On 4 September, 1874, H. P. R. Caldwell, who owned certain lands in Autauga County, Alabama, for natural love and affection and a nominal pecuniary consideration, conveyed them to her son James A. Caldwell in fee with covenant of title. At the same time and as part of the same transaction, they entered into the following written (220) agreement: —
NORTH CAROLINA, ) Burke County. )
The deed made by Hannah P. R. Caldwell of said county and State, to James A. Caldwell of Lincoln County in said State, on 4 September, 1874, for 255 acres, 50 acres and 800 acres, known as the Woodburn tract on Autauga creek, and 77 acres of land in Autauga County, State of Alabama, lying on Bear creek swamp, the first of these tracts being lands devised to her by Tod Robinson, the last being a tract purchased by her from Neil Robinson, is made with the understanding that the same is to be his, to be disposed of as he sees proper. And said lands, *Page 171 or the proceeds if sold to be his during his life, and at his death the said lands, or if sold the proceeds, to belong and to be given by him to William Cornelia Henderson, and in case she be dead, then to be given to her children, that is, the children born of her body.
Witness: H. P. R. CALDWELL,
JOHN D. SHAW. J. A. CALDWELL.
The deed and agreement have both been proved by the same subscribing witness and registered in Autauga county where the lands lie. In his life time James A. Caldwell sold a portion of the lands for the sum of sixteen hundred dollars (of which the feme plaintiff has received two hundred dollars), and died intestate in March, 1876. The defendant has administered on his estate. This action is to enforce the trust and compel payment of the residue of the sum for which the land was sold, out of the personal estate of the intestate in the hands of the defendant.
The Court gave judgment for the plaintiffs and the defendant appealed. It is quite apparent that title was made to the intestate to enable (221) him to retain and use the lands, or at his election to convert them or any part of them by a sale into money, and in such case to have the interest or profit of the principal during life, and at his death the unsold lands and the money received for such as may have been sold to go to feme plaintiff or her children. The conveyance is made upon this express trust, declared in a contemporary writing by the grantor, and assented to and agreed to be performed by the grantee, in its execution by both of them. The estate is accepted on the terms that it shall be held and disposed of as specified in the contract.

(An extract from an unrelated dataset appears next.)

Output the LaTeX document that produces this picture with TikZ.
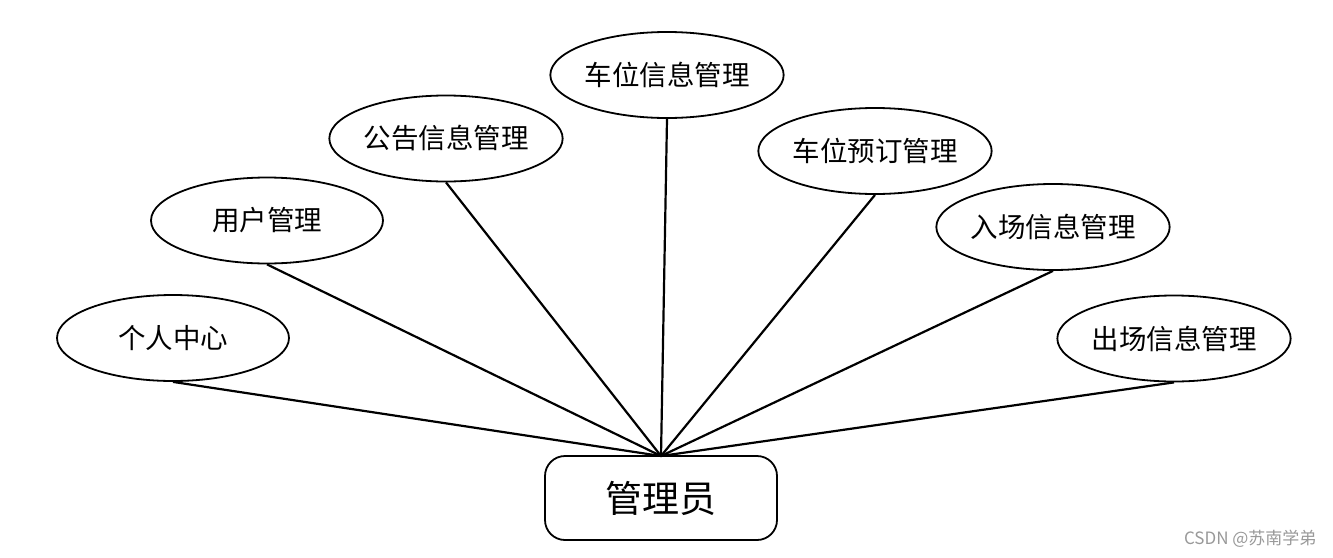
\documentclass[tikz,border=0pt]{standalone}
\usepackage{fontspec}
\setmainfont{Liberation Sans}
\newfontfamily\cjk{Noto Sans CJK SC}
\usetikzlibrary{shapes.geometric}
\begin{document}
\begin{tikzpicture}[x=1pt,y=-1pt,
  attr/.style={ellipse,draw,line width=1.8pt,minimum width=232pt,minimum height=86pt,inner sep=0pt,font=\cjk\fontsize{27.5}{32}\selectfont},
  ent/.style={rectangle,rounded corners=20pt,draw,line width=1.8pt,minimum width=232pt,minimum height=84pt,inner sep=0pt,font=\cjk\fontsize{37}{44}\selectfont},
  conn/.style={line width=2.2pt}]
\useasboundingbox (0,0) rectangle (1333,557);
\fill[white] (0,0) rectangle (1333,557);
\node[ent] (admin) at (661,498) {管理员};
\coordinate (hub) at (661,456);
\node[attr] (a1) at (173,338) {个人中心};
\node[attr] (a2) at (267,220.5) {用户管理};
\node[attr] (a3) at (446,138.5) {公告信息管理};
\node[attr] (a4) at (667,75) {车位信息管理};
\node[attr] (a5) at (875,151) {车位预订管理};
\node[attr] (a6) at (1053,227) {入场信息管理};
\node[attr] (a7) at (1174,338.5) {出场信息管理};
\foreach \n in {a1,a2,a3,a4,a5,a6,a7}{\draw[conn] (\n.south) -- (hub);}
\node[text=gray!80,font=\cjk\fontsize{17}{20}\selectfont,anchor=east] (wm) at (1320,539) {CSDN @苏南学弟};
\end{tikzpicture}
\end{document}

It has been repeatedly held in this Court that trusts annexed to lands are not within the statute of frauds and may be proved by parol with corroborating facts, and enforced. Some of the cases only will be referred to. A deed absolute on its face, on such proof, was declared to convey the estate in trust for another, Taylor v. Taylor, 54 N.C. 246. Where one paid the purchase money and title was made to another, on an agreement that the latter should hold for the benefit of the first, if not done to delay or defraud creditors, a valid trust is created. Turner v. Elford,58 N.C. 106. *Page 172
In the case of Thompson v. Newlin, 38 N.C. 338, the facts summarily were these: The testatrix Sarah Freeman bequeathed her slaves to John Newlin whom she also made her executor with the understanding and intention that they should not be held as property, and for the benefit of the legatee, but that they should be set free. The object of the bill was to have the trust declared illegal and the slaves held by the legatee for the next of kin of the testatrix. In delivering the opinion, RUFFIN, C. J. says: "It would be a clear fraud on the testatrix to suffer her to suppose that the defendant who understood her (222) wishes would carry them out without her inserting the directions in her will, and then to set up the will as an absolute gift, not coupled with any trust whatever." In the same opinion referring toCook v. Redman, 37 N.C. 623, he says "We held that a private promise made to the testator by a legatee to hold in trust for another person was binding and would be enforced, and indeed that a promise was not necessary, but that a silent assent to the known wishes of the testator was sufficient to raise the trust." Here the trust is set out in a written memorial authenticated by the signatures of each and is no to be ascertained through the uncertain and erring memory of witnesses.
These authorities abundantly show the validity of the trust attached to the conveyance of the lands to the intestate and the obligation resting on him to give it full effect. We have not deemed it necessary to consider the matters mainly discussed at the bar, nor to inquire how far a deed unconditional in terms may be modified by a writing made at the same time and operating as a defeasance. There is no mistake as to the terms of the deed and no correction is asked. The title vests and was so intended in the intestate and he could convey the same to his vendee. But the legal estate before such sale, and the purchase money of any that may be sold are charged with the trusts declared in the agreement, and the plaintiffs have the right to enforce their discharge and compel payment by the defendant out of the personal estate in his hands, so far as he has funds applicable to the claim.
The locality of the lands in another State does not deprive the Court of its jurisdiction to compel execution of the trust by acting upon the person of the defendant and the assets of the intestate which have come into his hands. There is no suggestion that they (223) are deficient and reference has been asked to ascertain their amount.